The movement known as “swirl and twist” is a sophisticated, engineered motion designed to maximize the efficient handling of fluids and particulate matter. This specific movement combines two fundamental vectors of force to create a highly effective three-dimensional flow pattern. Engineers utilize this dual action to enhance processes like mixing, separation, and agitation across various mechanical systems. The complex motion allows for optimized energy transfer into the material being processed, which results in greater efficiency than simple rotation or oscillation alone.
Defining the Dual Motion
This dual motion is conceptually separated into its two primary components: the tangential rotation, or “swirl,” and the axial displacement, or “twist.” The swirl component is a continuous rotation around a central axis, similar to the circular flow observed when stirring a liquid in a container. This rotational force generates a vortex or centrifugal effect, moving material outward and around the perimeter of the operating chamber.
The twist component, in contrast, introduces a vertical or axial movement, driving the material either up and down along the central axis or creating a turnover. When combined with the swirl, this axial force transforms the flow from a simple two-dimensional rotation into a three-dimensional helical or spiral pathway. This combined action is designed to create a “toroidal rollover” pattern, where matter is simultaneously moved outward, around, and then back inward. This flow ensures that all material within the volume is equally exposed to the mechanical action, preventing stagnant zones and maximizing the cleaning or mixing effect.

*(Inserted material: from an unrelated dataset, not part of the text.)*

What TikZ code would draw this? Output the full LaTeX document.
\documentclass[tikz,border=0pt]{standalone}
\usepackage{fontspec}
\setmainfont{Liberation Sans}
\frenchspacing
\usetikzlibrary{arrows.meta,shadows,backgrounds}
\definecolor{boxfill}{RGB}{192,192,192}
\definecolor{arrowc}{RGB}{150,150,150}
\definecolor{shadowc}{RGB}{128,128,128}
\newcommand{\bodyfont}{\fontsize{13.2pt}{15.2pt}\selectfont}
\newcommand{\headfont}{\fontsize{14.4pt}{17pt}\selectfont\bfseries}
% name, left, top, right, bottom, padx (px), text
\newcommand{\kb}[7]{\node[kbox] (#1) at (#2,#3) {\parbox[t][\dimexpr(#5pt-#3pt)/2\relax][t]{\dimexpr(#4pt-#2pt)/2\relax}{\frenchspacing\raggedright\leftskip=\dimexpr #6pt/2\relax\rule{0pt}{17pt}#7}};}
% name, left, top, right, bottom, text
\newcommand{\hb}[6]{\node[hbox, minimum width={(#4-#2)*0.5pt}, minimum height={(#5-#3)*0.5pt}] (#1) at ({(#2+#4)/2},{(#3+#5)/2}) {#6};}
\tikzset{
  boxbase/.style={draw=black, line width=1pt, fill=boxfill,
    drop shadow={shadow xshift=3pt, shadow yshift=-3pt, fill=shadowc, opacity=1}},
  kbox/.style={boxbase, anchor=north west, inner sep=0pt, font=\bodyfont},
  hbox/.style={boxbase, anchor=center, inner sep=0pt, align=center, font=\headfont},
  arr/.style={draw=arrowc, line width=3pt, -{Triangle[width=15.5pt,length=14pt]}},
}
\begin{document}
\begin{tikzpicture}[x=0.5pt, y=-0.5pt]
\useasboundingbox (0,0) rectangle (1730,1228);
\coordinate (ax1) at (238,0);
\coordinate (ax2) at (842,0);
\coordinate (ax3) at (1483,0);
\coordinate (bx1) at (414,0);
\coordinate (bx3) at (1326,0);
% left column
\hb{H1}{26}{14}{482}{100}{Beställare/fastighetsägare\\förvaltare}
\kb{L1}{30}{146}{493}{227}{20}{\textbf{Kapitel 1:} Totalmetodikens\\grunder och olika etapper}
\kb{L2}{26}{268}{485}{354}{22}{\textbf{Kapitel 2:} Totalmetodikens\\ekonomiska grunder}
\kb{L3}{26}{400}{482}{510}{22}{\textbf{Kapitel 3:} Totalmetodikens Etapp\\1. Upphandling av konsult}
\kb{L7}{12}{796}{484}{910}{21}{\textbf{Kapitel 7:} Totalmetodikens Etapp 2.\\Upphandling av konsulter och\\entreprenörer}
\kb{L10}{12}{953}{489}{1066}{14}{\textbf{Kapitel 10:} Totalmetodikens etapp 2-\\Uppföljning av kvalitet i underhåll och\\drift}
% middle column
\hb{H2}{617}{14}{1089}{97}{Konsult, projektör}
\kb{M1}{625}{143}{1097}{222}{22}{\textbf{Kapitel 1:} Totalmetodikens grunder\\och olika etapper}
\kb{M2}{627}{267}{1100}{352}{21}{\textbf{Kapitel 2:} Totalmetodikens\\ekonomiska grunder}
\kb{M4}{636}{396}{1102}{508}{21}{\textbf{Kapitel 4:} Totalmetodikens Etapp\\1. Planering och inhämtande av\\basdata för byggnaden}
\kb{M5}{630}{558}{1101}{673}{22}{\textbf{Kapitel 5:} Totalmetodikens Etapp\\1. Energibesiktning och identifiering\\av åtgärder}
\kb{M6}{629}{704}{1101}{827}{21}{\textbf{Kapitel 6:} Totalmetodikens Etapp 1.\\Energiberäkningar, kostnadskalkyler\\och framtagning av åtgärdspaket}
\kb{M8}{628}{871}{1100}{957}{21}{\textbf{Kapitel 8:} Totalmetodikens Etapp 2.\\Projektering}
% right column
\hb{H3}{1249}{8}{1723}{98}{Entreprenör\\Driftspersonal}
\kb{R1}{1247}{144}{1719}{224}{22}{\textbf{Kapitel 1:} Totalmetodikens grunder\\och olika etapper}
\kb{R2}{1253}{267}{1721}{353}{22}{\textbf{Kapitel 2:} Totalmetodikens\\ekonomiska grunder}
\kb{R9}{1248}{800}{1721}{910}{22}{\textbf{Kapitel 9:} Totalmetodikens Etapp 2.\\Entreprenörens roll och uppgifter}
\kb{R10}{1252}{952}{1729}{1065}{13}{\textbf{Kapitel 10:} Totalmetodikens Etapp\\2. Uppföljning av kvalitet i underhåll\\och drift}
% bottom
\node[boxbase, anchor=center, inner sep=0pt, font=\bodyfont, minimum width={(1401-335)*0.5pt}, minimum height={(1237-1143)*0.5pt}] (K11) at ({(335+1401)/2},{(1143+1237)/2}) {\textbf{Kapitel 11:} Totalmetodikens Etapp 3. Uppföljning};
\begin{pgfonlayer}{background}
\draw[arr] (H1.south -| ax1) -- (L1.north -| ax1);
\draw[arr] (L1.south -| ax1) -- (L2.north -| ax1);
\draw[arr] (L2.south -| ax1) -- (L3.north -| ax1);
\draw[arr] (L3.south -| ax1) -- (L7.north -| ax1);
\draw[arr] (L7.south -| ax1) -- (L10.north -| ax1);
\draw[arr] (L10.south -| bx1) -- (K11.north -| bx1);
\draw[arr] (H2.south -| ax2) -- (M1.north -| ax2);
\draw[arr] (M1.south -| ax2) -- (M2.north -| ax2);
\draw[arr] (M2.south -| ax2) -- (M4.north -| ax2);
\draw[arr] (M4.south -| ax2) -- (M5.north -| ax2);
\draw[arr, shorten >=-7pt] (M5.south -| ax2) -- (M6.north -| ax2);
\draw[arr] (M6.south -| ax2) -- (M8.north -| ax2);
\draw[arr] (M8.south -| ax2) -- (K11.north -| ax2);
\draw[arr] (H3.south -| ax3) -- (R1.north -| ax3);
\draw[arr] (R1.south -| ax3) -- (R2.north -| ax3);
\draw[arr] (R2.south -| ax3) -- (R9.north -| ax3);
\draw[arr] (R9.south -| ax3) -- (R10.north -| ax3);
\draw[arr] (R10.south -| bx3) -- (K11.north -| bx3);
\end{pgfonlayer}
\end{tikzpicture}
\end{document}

The Mechanical Generation of Swirl and Twist
Generating this synchronized, dual-vector motion requires a specialized arrangement of mechanical components and precise control over the driving forces. Simple rotational devices are not capable of producing the necessary axial lift and turnover. Instead, engineers rely on specialized drive systems, often employing a combination of gearboxes, clutches, and specialized components.
In the context of fluid handling and agitation, a dual-action mechanism is often employed, such as a specialized agitator or impeller. A dual-action agitator, for instance, consists of a lower section that oscillates back and forth to create the tangential “swirl” motion, and an independent upper section, often a helical auger, that is mechanically designed to rotate in one direction only. This independent rotation of the upper section provides the “twist,” continuously driving fluid and material downward into the main flow area.

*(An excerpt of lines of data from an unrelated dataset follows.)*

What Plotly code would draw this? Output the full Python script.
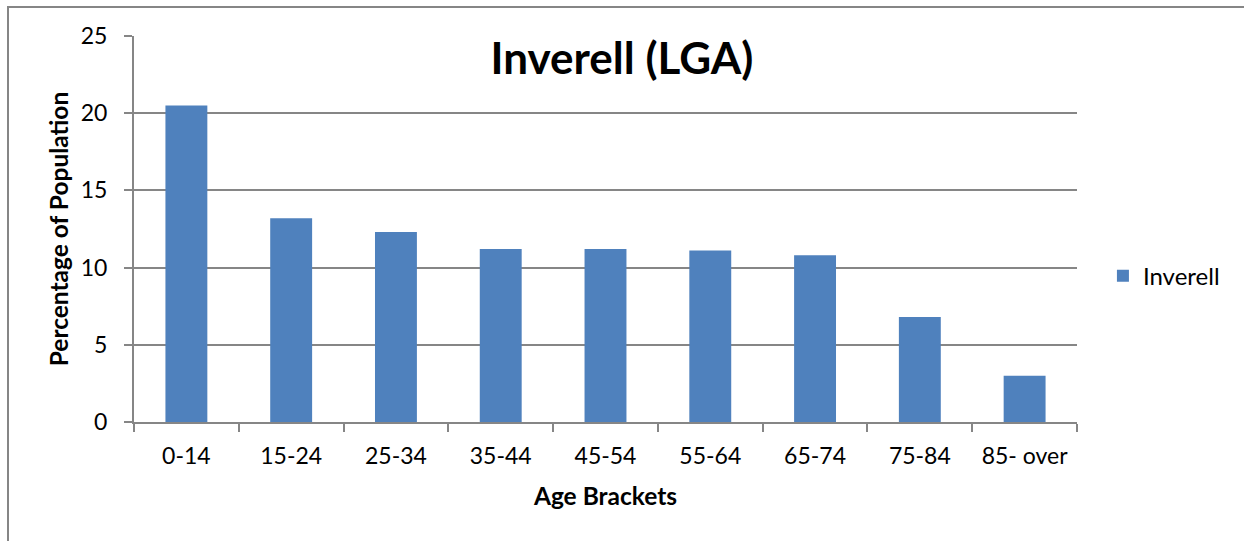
import plotly.graph_objects as go

age_brackets = ["0-14", "15-24", "25-34", "35-44", "45-54", "55-64", "65-74", "75-84", "85- over"]
inverell_pct = [20.5, 13.2, 12.3, 11.2, 11.2, 11.1, 10.8, 6.8, 3.0]

BAR_COLOUR = "#4F81BD"
AXIS_COLOUR = "#868686"
FONT = "Lato, 'Open Sans', sans-serif"

FIG_W, FIG_H = 1244, 541
M_L, M_T = 134, 36
PLOT_W, PLOT_H = 943, 386
M_R = FIG_W - M_L - PLOT_W
M_B = FIG_H - M_T - PLOT_H

fig = go.Figure()

fig.add_trace(
    go.Bar(
        x=age_brackets,
        y=inverell_pct,
        name="Inverell",
        marker=dict(color=BAR_COLOUR, line=dict(width=0)),
        showlegend=True,
    )
)

fig.update_layout(
    width=FIG_W,
    height=FIG_H,
    paper_bgcolor="white",
    plot_bgcolor="white",
    margin=dict(l=M_L, r=M_R, t=M_T, b=M_B),
    bargap=0.6,
    font=dict(family=FONT, size=23, color="black"),
    title=dict(
        text="<b>Inverell (LGA)</b>",
        x=0.5,
        xanchor="center",
        y=1 - 59 / FIG_H,
        yanchor="middle",
        font=dict(size=44, family=FONT, color="black"),
    ),
    legend=dict(
        x=1.0275,
        y=0.378,
        xanchor="left",
        yanchor="middle",
        font=dict(size=24),
        itemwidth=30,
    ),
    xaxis=dict(
        title=dict(text="<b>Age Brackets</b>", font=dict(size=24.5), standoff=20),
        showline=True,
        linecolor=AXIS_COLOUR,
        linewidth=2,
        ticks="outside",
        tickson="boundaries",
        ticklen=8,
        tickcolor=AXIS_COLOUR,
        tickwidth=2,
        ticklabelstandoff=12,
        showgrid=False,
        tickfont=dict(size=23),
    ),
    yaxis=dict(
        title=dict(text="<b>Percentage of Population</b>", font=dict(size=24.5), standoff=5),
        range=[0, 25],
        dtick=5,
        showline=True,
        linecolor=AXIS_COLOUR,
        linewidth=2,
        ticks="outside",
        ticklen=8,
        tickcolor=AXIS_COLOUR,
        tickwidth=2,
        ticklabelstandoff=12,
        showgrid=True,
        gridcolor=AXIS_COLOUR,
        gridwidth=2,
        zeroline=False,
        tickfont=dict(size=23),
    ),
    shapes=[
        # Outer chart border; only its top and left edges fall inside the picture.
        dict(
            type="rect",
            xref="paper",
            yref="paper",
            x0=(8 - M_L) / PLOT_W,
            x1=(FIG_W + 30 - M_L) / PLOT_W,
            y0=-(M_B + 30) / PLOT_H,
            y1=(PLOT_H + M_T - 7) / PLOT_H,
            line=dict(color=AXIS_COLOUR, width=2),
            fillcolor="rgba(0,0,0,0)",
            layer="below",
        )
    ],
)

fig.write_html(
    "out.html",
    config={"displayModeBar": False},
    post_script="document.body.style.margin='0';document.body.style.overflow='hidden';",
)
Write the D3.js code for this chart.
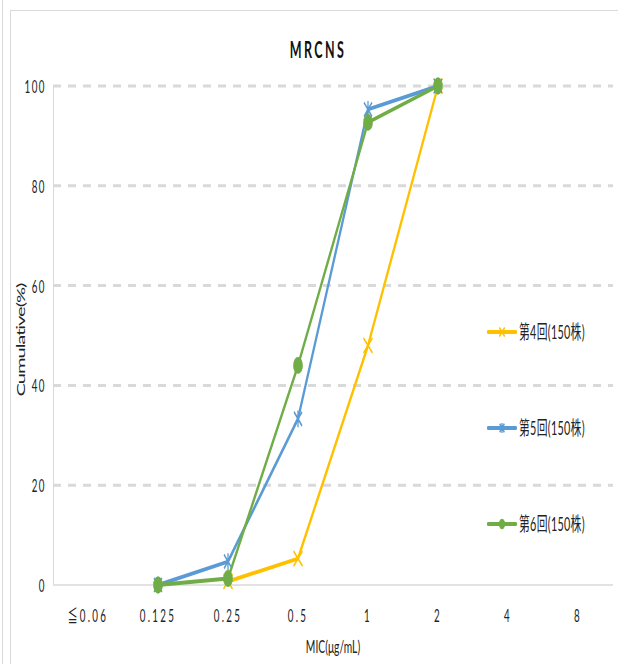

For systems using a low-profile impeller, the dual motion is achieved not through a central post, but through the synchronized control of a variable speed motor. The impeller disc, positioned at the bottom of the chamber, uses specially contoured vanes to generate the primary rotational swirl. The axial “twist” is then introduced by alternating the impeller’s rotational speed and direction in specific, timed sequences. This calculated sequence creates a dynamic, four-way water action that moves the material both horizontally and vertically, ensuring the material is thoroughly turned over and circulated.
Common Applications in Consumer Technology
The engineered swirl and twist motion is widely applied in consumer technology, particularly in appliances designed for high-efficiency operation where thorough, rapid material processing is required. High-efficiency top-load washing machines are a prime example, where this mechanism replaces the traditional, large central agitator post. The dual movement allows these machines to operate effectively using significantly less water than older designs.

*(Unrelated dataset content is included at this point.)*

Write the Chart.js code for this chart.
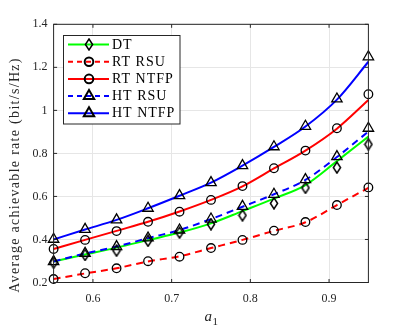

In these washing machines, the mechanical action ensures that fabrics are continuously circulated and exposed to the cleaning solution, achieving a deep clean without excessive mechanical wear. The toroidal rollover pattern moves clothes down the center, out to the sides, and back up, preventing items from settling at the bottom of the tub. This efficient material turnover is also employed in certain commercial mixers and blenders, where the goal is to create a uniform mixture quickly while preventing pockets of unmixed ingredients from forming near the container walls or bottom.